The Separate Sovereigns Exception

There is one major caveat that catches people off guard. The Double Jeopardy Clause prevents the same government from trying you twice, but under the “separate sovereigns” doctrine, a state government and the federal government count as different sovereigns. That means a person acquitted in state court can still face federal charges for the same conduct, and vice versa. The Supreme Court upheld this principle in Gamble v. United States (2019), reasoning that an offense under one sovereign’s laws is simply not “the same offence” as a charge under another sovereign’s laws.5Legal Information Institute. Gamble v. United States

In practice, this means a defendant acquitted of a state drug charge could still be prosecuted federally for the same drug transaction. It doesn’t happen in every case, but it’s a real possibility, particularly in cases involving civil rights violations, organized crime, or terrorism.
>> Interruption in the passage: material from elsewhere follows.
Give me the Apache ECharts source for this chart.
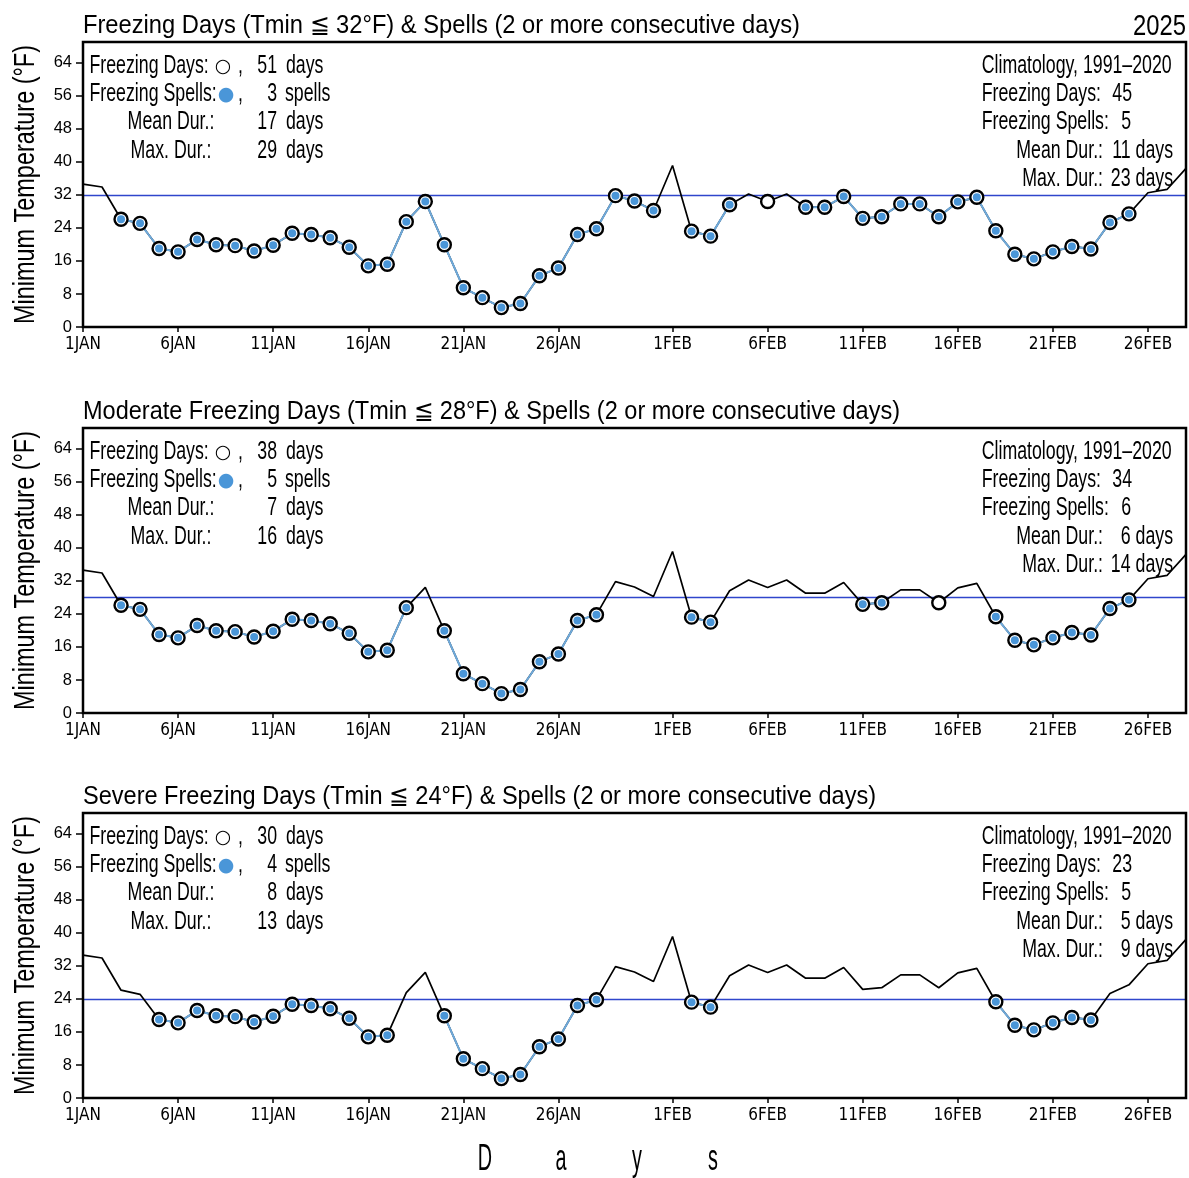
<!DOCTYPE html>
<html><head><meta charset="utf-8">
<script src="https://cdn.jsdelivr.net/npm/echarts@6/dist/echarts.min.js"></script>
<style>html,body{margin:0;padding:0;background:#fff}#c{width:1189px;height:1178px}</style>
</head><body><div id="c"></div>
<script>
// ---------------- DATA ----------------
const days = ['1JAN','2JAN','3JAN','4JAN','5JAN','6JAN','7JAN','8JAN','9JAN','10JAN',
  '11JAN','12JAN','13JAN','14JAN','15JAN','16JAN','17JAN','18JAN','19JAN','20JAN',
  '21JAN','22JAN','23JAN','24JAN','25JAN','26JAN','27JAN','28JAN','29JAN','30JAN','31JAN',
  '1FEB','2FEB','3FEB','4FEB','5FEB','6FEB','7FEB','8FEB','9FEB','10FEB',
  '11FEB','12FEB','13FEB','14FEB','15FEB','16FEB','17FEB','18FEB','19FEB','20FEB',
  '21FEB','22FEB','23FEB','24FEB','25FEB','26FEB','27FEB','28FEB'];
const xTickLabels = ['1JAN','6JAN','11JAN','16JAN','21JAN','26JAN',
  '1FEB','6FEB','11FEB','16FEB','21FEB','26FEB'];
const tmin = [34.6,33.9,26.1,25.1,19.0,18.2,21.2,19.9,19.7,18.4,
  19.8,22.7,22.4,21.6,19.3,14.8,15.2,25.5,30.4,19.9,
  9.5,7.1,4.7,5.7,12.4,14.3,22.4,23.8,31.8,30.5,28.2,
  39.1,23.2,22.0,29.6,32.2,30.4,32.2,29.0,29.0,31.6,
  26.3,26.7,29.8,29.8,26.7,30.3,31.4,23.3,17.6,16.5,
  18.2,19.5,18.9,25.3,27.4,32.5,33.3,38.4];
const thresholds = [32, 28, 24];
const panelTitles = [
  'Freezing Days (Tmin \u2266 32\u00B0F) & Spells (2 or more consecutive days)',
  'Moderate Freezing Days (Tmin \u2266 28\u00B0F) & Spells (2 or more consecutive days)',
  'Severe Freezing Days (Tmin \u2266 24\u00B0F) & Spells (2 or more consecutive days)'];
const yearLabel = '2025';
const obsFreezingDays = [51, 38, 30];
const obsSpells = [3, 5, 4];
const obsMeanDur = [17, 7, 8];
const obsMaxDur = [29, 16, 13];
const climTitle = 'Climatology, 1991\u20132020';
const climFreezingDays = [45, 34, 23];
const climSpells = [5, 6, 5];
const climMeanDur = [11, 6, 5];
const climMaxDur = [23, 14, 9];
const yTicks = [0, 8, 16, 24, 32, 40, 48, 56, 64];
const yName = 'Minimum Temperature (\u00B0F)';
const xName = 'Days';

// ---------------- LAYOUT ----------------
const FONT = 'Liberation Sans';
const tops = [42, 428, 813];
const gridH = 285;
const titleWidths = [717, 817, 793];
const BLUE = '#4a96d8', BLUE_LINE = '#6ea9da', THR = '#2f46cc';

const ctx = document.createElement('canvas').getContext('2d');
function textW(s, size) { ctx.font = size + 'px "' + FONT + '"'; return ctx.measureText(s).width; }
function txt(s, x, y, size, sx, align, extra) {
  return Object.assign({ type: 'text', x: x, y: y, scaleX: sx, z: 100, silent: true,
    style: { text: s, fontSize: size, fontFamily: FONT, fill: '#000', align: align || 'left', verticalAlign: 'middle' } }, extra || {});
}
function glyph(s, x, y, color) {
  return { type: 'text', x: x, y: y, z: 100, silent: true,
    style: { text: s, fontSize: 19, fontFamily: 'DejaVu Sans', fill: color, align: 'center', verticalAlign: 'middle' } };
}
const AS = 190 / textW(climTitle, 25);   // annotation condense factor
const graphics = [];
const isTick = function (idx, val) { return xTickLabels.indexOf(days[idx]) >= 0; };

const grids = [], xAxes = [], yAxes = [], series = [];
thresholds.forEach(function (T, k) {
  const G = tops[k];
  grids.push({ left: 83, right: 3, top: G, height: gridH, show: true, borderColor: '#000', borderWidth: 2.5, z: 10 });
  xAxes.push({ type: 'category', gridIndex: k, data: days, boundaryGap: false,
    axisLine: { show: false }, splitLine: { show: false },
    axisTick: { show: true, interval: isTick, length: 5, lineStyle: { color: '#000', width: 1.5 } },
    axisLabel: { interval: isTick, color: '#000', fontFamily: '"Liberation Sans Narrow", "DejaVu Sans Condensed", "Liberation Sans"', fontSize: 17, margin: 9 } });
  yAxes.push({ type: 'value', gridIndex: k, min: 0, max: 69, interval: 8,
    axisLine: { show: false }, splitLine: { show: false },
    axisTick: { show: true, length: 7, customValues: yTicks, lineStyle: { color: '#000', width: 1.5 } },
    axisLabel: { customValues: yTicks, color: '#000', fontFamily: FONT, fontSize: 16.5, margin: 11 } });

  const frz = tmin.map(function (v) { return v <= T; });
  const inSpell = frz.map(function (f, i) { return f && ((i > 0 && frz[i - 1]) || (i < frz.length - 1 && frz[i + 1])); });

  series.push({ type: 'line', xAxisIndex: k, yAxisIndex: k, data: tmin, symbol: 'none', z: 2,
    lineStyle: { color: '#000', width: 1.7 },
    markLine: { silent: true, symbol: 'none', label: { show: false }, z: 1,
      lineStyle: { color: THR, width: 1.3, type: 'solid', opacity: 1 },
      data: [{ yAxis: T, lineStyle: { color: THR, width: 1.3, type: 'solid' } }] } });
  series.push({ type: 'line', xAxisIndex: k, yAxisIndex: k, symbol: 'none', z: 3, connectNulls: false,
    data: tmin.map(function (v, i) { return inSpell[i] ? v : null; }),
    lineStyle: { color: BLUE_LINE, width: 2 } });
  series.push({ type: 'scatter', xAxisIndex: k, yAxisIndex: k, z: 4, symbol: 'circle', symbolSize: 13,
    itemStyle: { color: '#fff', borderColor: '#000', borderWidth: 2.4, opacity: 1 },
    data: tmin.map(function (v, i) { return frz[i] ? [i, v] : null; }).filter(Boolean) });
  series.push({ type: 'scatter', xAxisIndex: k, yAxisIndex: k, z: 5, symbol: 'circle', symbolSize: 8,
    itemStyle: { color: BLUE, opacity: 1 },
    data: tmin.map(function (v, i) { return inSpell[i] ? [i, v] : null; }).filter(Boolean) });

  // title
  const ts = titleWidths[k] / textW(panelTitles[k], 25);
  graphics.push(txt(panelTitles[k], 83, G - 16, 25, ts, 'left'));
  // y name
  graphics.push(txt(yName, 26, G + gridH / 2, 30, 279 / textW(yName, 30), 'center', { rotation: Math.PI / 2 }));
  // left block
  const r = [24, 52.3, 80.6, 108.9, 137.2].map(function (d) { return G + d; });
  graphics.push(txt('Freezing Days:', 89.5, r[0], 25, AS, 'left'));
  graphics.push(glyph('\u25CB', 223, r[0] + 1, '#000'));
  graphics.push(txt(',', 238, r[0], 25, AS, 'left'));
  graphics.push(txt(String(obsFreezingDays[k]), 277, r[0], 25, AS, 'right'));
  graphics.push(txt('days', 286, r[0], 25, AS, 'left'));
  graphics.push(txt('Freezing Spells:', 89.5, r[1], 25, AS, 'left'));
  graphics.push(glyph('\u25CF', 226, r[1] + 1, BLUE));
  graphics.push(txt(',', 238, r[1], 25, AS, 'left'));
  graphics.push(txt(String(obsSpells[k]), 277, r[1], 25, AS, 'right'));
  graphics.push(txt('spells', 285, r[1], 25, AS, 'left'));
  graphics.push(txt('Mean Dur.:', 171, r[2], 25, AS, 'center'));
  graphics.push(txt(String(obsMeanDur[k]), 277, r[2], 25, AS, 'right'));
  graphics.push(txt('days', 286, r[2], 25, AS, 'left'));
  graphics.push(txt('Max. Dur.:', 171, r[3], 25, AS, 'center'));
  graphics.push(txt(String(obsMaxDur[k]), 277, r[3], 25, AS, 'right'));
  graphics.push(txt('days', 286, r[3], 25, AS, 'left'));
  // right block
  graphics.push(txt(climTitle, 981.7, r[0], 25, AS, 'left'));
  graphics.push(txt('Freezing Days:', 981.7, r[1], 25, AS, 'left'));
  graphics.push(txt(String(climFreezingDays[k]), 1132, r[1], 25, AS, 'right'));
  graphics.push(txt('Freezing Spells:', 981.7, r[2], 25, AS, 'left'));
  graphics.push(txt(String(climSpells[k]), 1131, r[2], 25, AS, 'right'));
  graphics.push(txt('Mean Dur.:', 1103, r[3], 25, AS, 'right'));
  graphics.push(txt(climMeanDur[k] + ' days', 1173, r[3], 25, AS, 'right'));
  graphics.push(txt('Max. Dur.:', 1103, r[4], 25, AS, 'right'));
  graphics.push(txt(climMaxDur[k] + ' days', 1173, r[4], 25, AS, 'right'));
});
graphics.push(txt(yearLabel, 1186, 27, 29, 53 / textW(yearLabel, 29), 'right'));
// x-axis name, widely letter-spaced
const DS = 0.55;
graphics.push({ type: 'text', x: 599, y: 1160, scaleX: DS, z: 100, silent: true,
  style: { text: xName.split('').map(function (c) { return '{a|' + c + '}'; }).join(''),
    align: 'center', verticalAlign: 'middle', fill: '#000', fontSize: 36, fontFamily: FONT,
    rich: { a: { width: 76 / DS, align: 'center', fontSize: 36, fontFamily: FONT, fill: '#000' } } } });

const chart = echarts.init(document.getElementById('c'));
chart.setOption({
  animation: false,
  backgroundColor: '#fff',
  grid: grids, xAxis: xAxes, yAxis: yAxes, series: series,
  graphic: { elements: graphics }
});
</script></body></html>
Civil Liability After Acquittal

An acquittal in criminal court does not shield a defendant from a civil lawsuit over the same conduct. The reason comes down to the burden of proof. Criminal cases require proof beyond a reasonable doubt. Civil cases only require a “preponderance of the evidence,” meaning the plaintiff has to show it’s more likely than not that the defendant is responsible. That’s a dramatically lower bar. A jury that wasn’t convinced beyond a reasonable doubt might still find the same evidence persuasive enough under the civil standard.

The most famous example is the O.J. Simpson case: acquitted of murder in criminal court, then found liable for wrongful death in a subsequent civil trial. The criminal acquittal had no binding effect on the civil case. A defendant cannot walk into civil court and say “I was acquitted, so you can’t sue me.” The civil plaintiff starts fresh and must prove the case under civil rules, but the acquittal itself creates no obstacle.

What Happens After an Acquittal

Immediate Release and Bail

When a defendant in custody is acquitted on all charges, the court orders their immediate release. If the acquittal covers only some charges, the defendant may remain in custody pending resolution of the remaining counts. Any cash bail posted for the case is returned after the case concludes, though courts in many jurisdictions deduct small administrative fees before refunding the balance. If the defendant used a commercial bail bondsman, the bondsman’s premium (typically 10 to 15 percent of the bail amount) is not refundable regardless of the outcome.

Arrest Records Don’t Disappear Automatically

This is where many acquitted defendants get an unpleasant surprise. An acquittal ends the criminal case, but it does not automatically erase the arrest from your record. The arrest, booking, and charge information typically remain in law enforcement databases and can show up on background checks. Employers, landlords, and licensing agencies may still see that you were arrested and charged, even though the case ended in your favor.

To remove or hide that record, you generally need to petition the court for expungement or record sealing. The process varies widely by jurisdiction, but it usually involves filing a petition in the court where the case was heard, paying a filing fee, and waiting for a judge to review your eligibility. Some states have streamlined this process for acquittals, and a few have begun automating it, but in most places the burden falls on you to take action. If a clean record matters for your career or housing, don’t assume the acquittal handled it.